Don’t miss this blurb about David Ogilvy writing copy.
Kinda funny, kind of just a glimpse behind the curtain.
The guy was a legend.
I have never written an advertisement in the office. Too many interruptions. I do all my writing at home.
I spend a long time studying the precedents. I look at every advertisement which has appeared for competing products during the past 20 years.
I am helpless without research material – and the more “motivational,” the better.
I write out a definition of the problem and statement of the purpose which I wish the campaign to achieve. Then I go no further until that statement and its principles have been accepted by the client.
Before actually writing the copy, I write down every conceivable fact and selling idea. Then I get them organized and relate them to research and the copy platform.
Then, I write the headline. As a matter of fact, I try to write 20 alternative headlines for every advertisement. And I never select the final headline without asking the opinions of other people in the agency.
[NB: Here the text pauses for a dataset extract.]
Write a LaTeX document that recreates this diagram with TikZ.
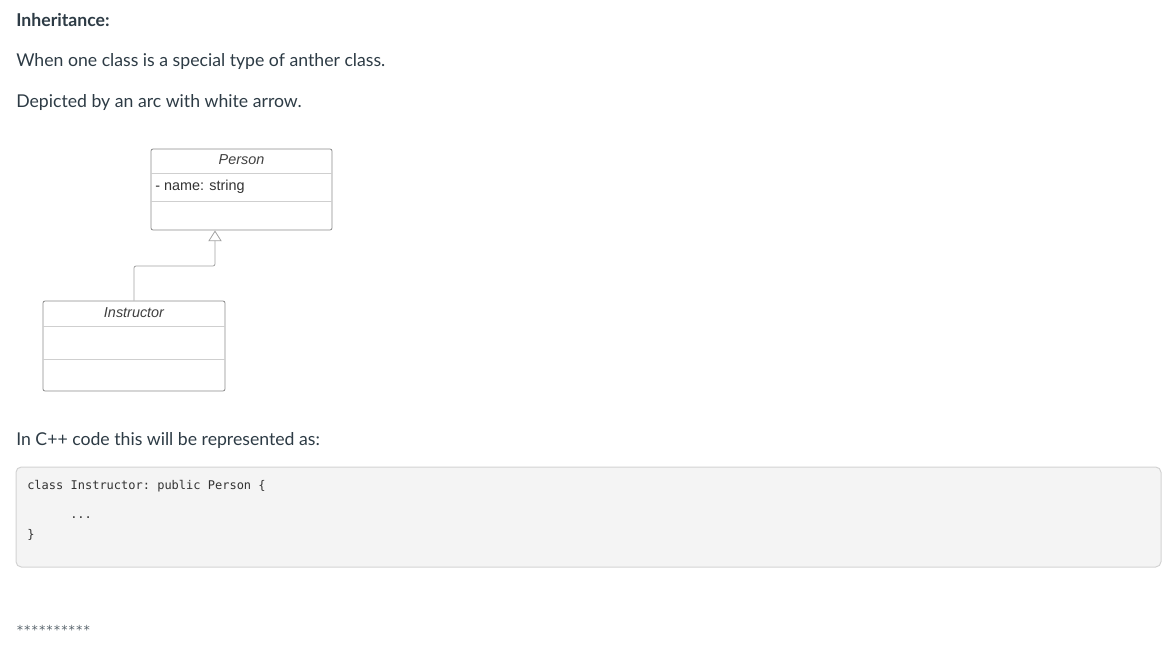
\documentclass[tikz,border=0pt]{standalone}
\usepackage{fontspec}
\setmainfont{Lato}
\setmonofont{DejaVu Sans Mono}
\newfontfamily\umlfont{Liberation Sans}
\usetikzlibrary{arrows.meta}

\definecolor{bodytext}{HTML}{2D3B45}
\definecolor{umledge}{HTML}{8A8A8A}
\definecolor{umlsep}{HTML}{CFCFCF}
\definecolor{codebg}{HTML}{F4F4F4}
\definecolor{codeedge}{HTML}{D3D3D3}
\definecolor{codetext}{HTML}{333333}

\tikzset{
  para/.style={anchor=west,inner sep=0pt,text=bodytext,font=\fontsize{13.25}{15}\selectfont},
  classbox/.style={draw=umledge,line width=0.6pt,rounded corners=1.5pt,fill=white,inner sep=0pt},
  classname/.style={inner sep=0pt,text=black!75,font=\umlfont\itshape\fontsize{10.8}{12}\selectfont},
  member/.style={anchor=west,inner sep=0pt,text=black!80,font=\umlfont\fontsize{10.8}{12}\selectfont},
  sepline/.style={draw=umlsep,line width=0.6pt},
  inherit/.style={draw=umledge!80,line width=0.6pt,rounded corners=1.5pt,-{Triangle[open,length=8pt,width=10pt]}},
  codeline/.style={anchor=west,inner sep=0pt,text=codetext,font=\ttfamily\fontsize{9}{11}\selectfont}
}

\begin{document}
\begin{tikzpicture}[x=0.75pt,y=-0.75pt]
\useasboundingbox (0,0) rectangle (1170,647);

% heading and text
\node[para,font=\bfseries\fontsize{13.25}{15}\selectfont] (title) at (16,20.5) {Inheritance:};
\node[para] (intro) at (16,61.5) {When one class is a special type of anther class.};
\node[para] (arcnote) at (16,102.5) {Depicted by an arc with white arrow.};

% class Person
\node[classbox,minimum width=135.75pt,minimum height=60.75pt] (person) at (241.5,189.5) {};
\draw[sepline] (person.west |- 0,173) -- (person.east |- 0,173);
\draw[sepline] (person.west |- 0,201) -- (person.east |- 0,201);
\node[classname] (personname) at (241.5,160) {Person};
\node[member] (personattr) at (155,186.5) {- name: string};

% class Instructor
\node[classbox,minimum width=136.5pt,minimum height=67.5pt] (instructor) at (134,346) {};
\draw[sepline] (instructor.west |- 0,326) -- (instructor.east |- 0,326);
\draw[sepline] (instructor.west |- 0,359) -- (instructor.east |- 0,359);
\node[classname] (instrname) at (134,312.5) {Instructor};

% generalisation arc
\coordinate (tip) at (215,230.5);
\draw[inherit] (instructor.north) |- (tip |- 0,266) -- (tip);

\node[para] (cppnote) at (16,440.5) {In C++ code this will be represented as:};

% code block
\node[draw=codeedge,fill=codebg,line width=0.75pt,rounded corners=4pt,inner sep=0pt,
      minimum width=858.75pt,minimum height=75pt] (codebox) at (588.5,517) {};
\node[codeline] (code1) at (27,486.5) {class Instructor: public Person \{};
\node[codeline] (code2) at (70,518) {...};
\node[codeline] (code3) at (27,535) {\}};

\node[anchor=west,inner sep=0pt,text=bodytext!80,font=\ttfamily\fontsize{9.25}{11}\selectfont] (stars) at (16,629.5) {**********};
\end{tikzpicture}
\end{document}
In some cases, I seek the help of the research department and get them to do a split-run of battery headlines.
At this point, I can no longer postpone doing the actual copy. So I go home and sit down at my desk. I find myself entirely without ideas. I get bad-tempered. If my wife comes into the room, I growl at her. (This has gotten worse since I gave up smoking.)
I am terrified of producing a lousy advertisement. This causes me to throw away the first 20 attempts.
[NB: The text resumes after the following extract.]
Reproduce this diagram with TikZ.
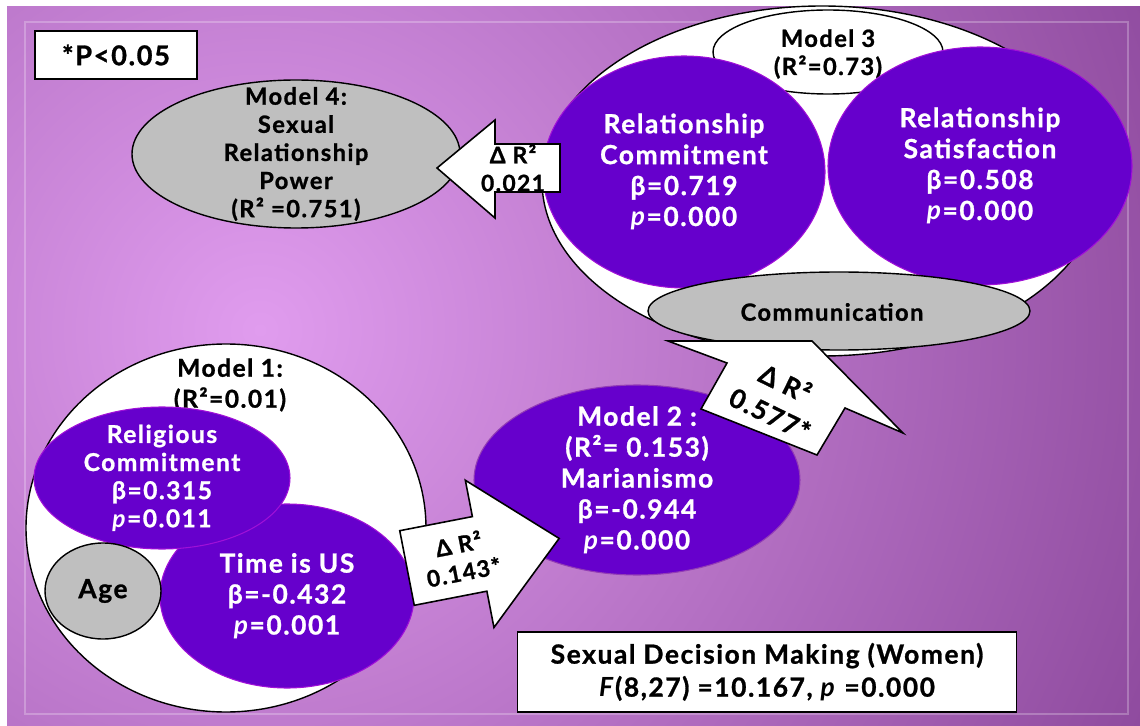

If all else fails, I drink half a bottle of rum and play a Handel oratorio on the gramophone. This generally produces an uncontrollable gush of copy.
Next morning I get up early and edit the gush.
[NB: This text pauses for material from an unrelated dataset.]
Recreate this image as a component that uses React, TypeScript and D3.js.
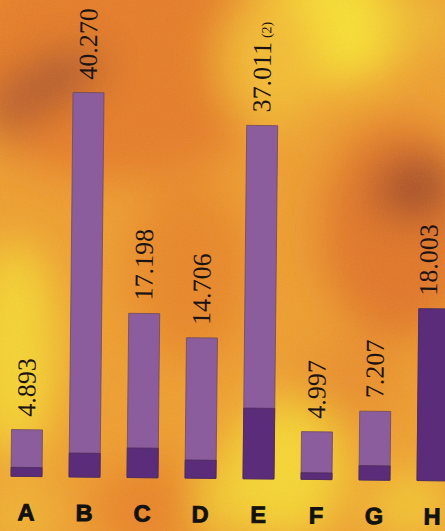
import React from "react";
import * as d3 from "d3";

const categories = ["A", "B", "C", "D", "E", "F", "G", "H"];
const totals = [4.893, 40.27, 17.198, 14.706, 37.011, 4.997, 7.207, 18.003];
const lowerPart = [0.94, 2.5, 3.1, 1.9, 7.4, 0.7, 1.5, 18.003];
const valueLabels = ["4.893", "40.270", "17.198", "14.706", "37.011", "4.997", "7.207", "18.003"];
const footnotes = ["", "", "", "", "(2)", "", "", ""];

const W = 445;
const H = 531;

// background colour blobs (decoration only)
const blobs = [
  { cx: 120, cy: 60, rx: 170, ry: 120, c: "#e67c28", r: 0 },
  { cx: 45, cy: 85, rx: 65, ry: 24, c: "#a9532a", r: -25 },
  { cx: 10, cy: 110, rx: 30, ry: 25, c: "#b85d2a", r: 0 },
  { cx: 330, cy: 25, rx: 80, ry: 60, c: "#f9e030", r: 0 },
  { cx: 270, cy: 60, rx: 50, ry: 70, c: "#f4bc30", r: 0 },
  { cx: 190, cy: 270, rx: 60, ry: 90, c: "#e98628", r: 0 },
  { cx: 400, cy: 230, rx: 80, ry: 110, c: "#e27626", r: 0 },
  { cx: 415, cy: 188, rx: 42, ry: 30, c: "#9c4626", r: -10 },
  { cx: 15, cy: 350, rx: 45, ry: 110, c: "#f6d430", r: 0 },
  { cx: 160, cy: 510, rx: 70, ry: 50, c: "#ea8428", r: 0 },
  { cx: 285, cy: 470, rx: 60, ry: 70, c: "#f6d632", r: 0 },
  { cx: 220, cy: 500, rx: 25, ry: 40, c: "#f4cc30", r: 0 },
  { cx: 350, cy: 380, rx: 50, ry: 40, c: "#ea8e2a", r: 0 },
  { cx: 410, cy: 505, rx: 40, ry: 35, c: "#f4c830", r: 0 },
  { cx: 20, cy: 515, rx: 40, ry: 30, c: "#f2b630", r: 0 },
  { cx: 420, cy: 20, rx: 40, ry: 30, c: "#f0b830", r: 0 },
];

export default function App() {
  const x = d3
    .scaleBand<string>()
    .domain(categories)
    .range([11, 448])
    .paddingInner(0.4655)
    .paddingOuter(0);
  const y = d3.scaleLinear().domain([0, 40.27]).range([478.5, 94]);
  const bw = x.bandwidth();

  return (
    <svg
      width={W}
      height={H}
      style={{ position: "absolute", left: 0, top: 0, display: "block" }}
    >
      <defs>
        <filter id="blur" x="-50%" y="-50%" width="200%" height="200%">
          <feGaussianBlur stdDeviation="22" />
        </filter>
        <filter id="noise">
          <feTurbulence type="fractalNoise" baseFrequency="0.9" numOctaves="2" seed="3" />
          <feColorMatrix type="saturate" values="0" />
          <feComponentTransfer>
            <feFuncA type="table" tableValues="0 0.12" />
          </feComponentTransfer>
        </filter>
      </defs>
      <rect x={0} y={0} width={W} height={H} fill="#ef9e2e" />
      <g filter="url(#blur)">
        {blobs.map((b, i) => (
          <ellipse
            key={i}
            cx={b.cx}
            cy={b.cy}
            rx={b.rx}
            ry={b.ry}
            fill={b.c}
            transform={`rotate(${b.r},${b.cx},${b.cy})`}
          />
        ))}
      </g>
      <rect x={0} y={0} width={W} height={H} filter="url(#noise)" />

      <g transform="rotate(0.6,222,478)">
        {categories.map((c, i) => {
          const x0 = x(c) as number;
          const top = y(totals[i]);
          const lowTop = y(lowerPart[i]);
          const lx = Math.min(x0 + bw / 2 + 8, W - 10);
          return (
            <g key={c}>
              <rect
                x={x0}
                y={top}
                width={bw}
                height={y(0) - top}
                fill="#8b5d9c"
                stroke="#6e4a5e"
                strokeWidth={0.8}
              />
              <rect
                x={x0}
                y={lowTop}
                width={bw}
                height={y(0) - lowTop}
                fill="#5a2c7a"
                stroke="#4e2a5a"
                strokeWidth={0.8}
              />
              <text
                transform={`translate(${lx},${top - 13}) rotate(-90)`}
                fontFamily="'Liberation Serif', 'Times New Roman', serif"
                fontSize={26}
                fill="#1c1414"
                textAnchor="start"
              >
                {valueLabels[i]}
                {footnotes[i] ? (
                  <tspan fontSize={14} dx={4}>
                    {footnotes[i]}
                  </tspan>
                ) : null}
              </text>
              <text
                x={x0 + bw / 2}
                y={522.5}
                textAnchor="middle"
                fontFamily="'Liberation Sans', Arial, sans-serif"
                fontWeight="bold"
                fontSize={23.5}
                fill="#111"
                stroke="#111"
                strokeWidth={0.9}
              >
                {c}
              </text>
            </g>
          );
        })}
      </g>
    </svg>
  );
}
Then I take the train to New York and my secretary types a draft. (I cannot type, which is very inconvenient.)
I am a lousy copywriter, but I am a good editor. So I got to work editing my own draft. After four of five editings, it looks good enough to show to the client. If the client changes the copy, I get angry – because I took a lot of trouble writing it, and what I wrote, I wrote on purpose.
Although it is a slow and laborious business. I understand that some copywriters have much greater facility.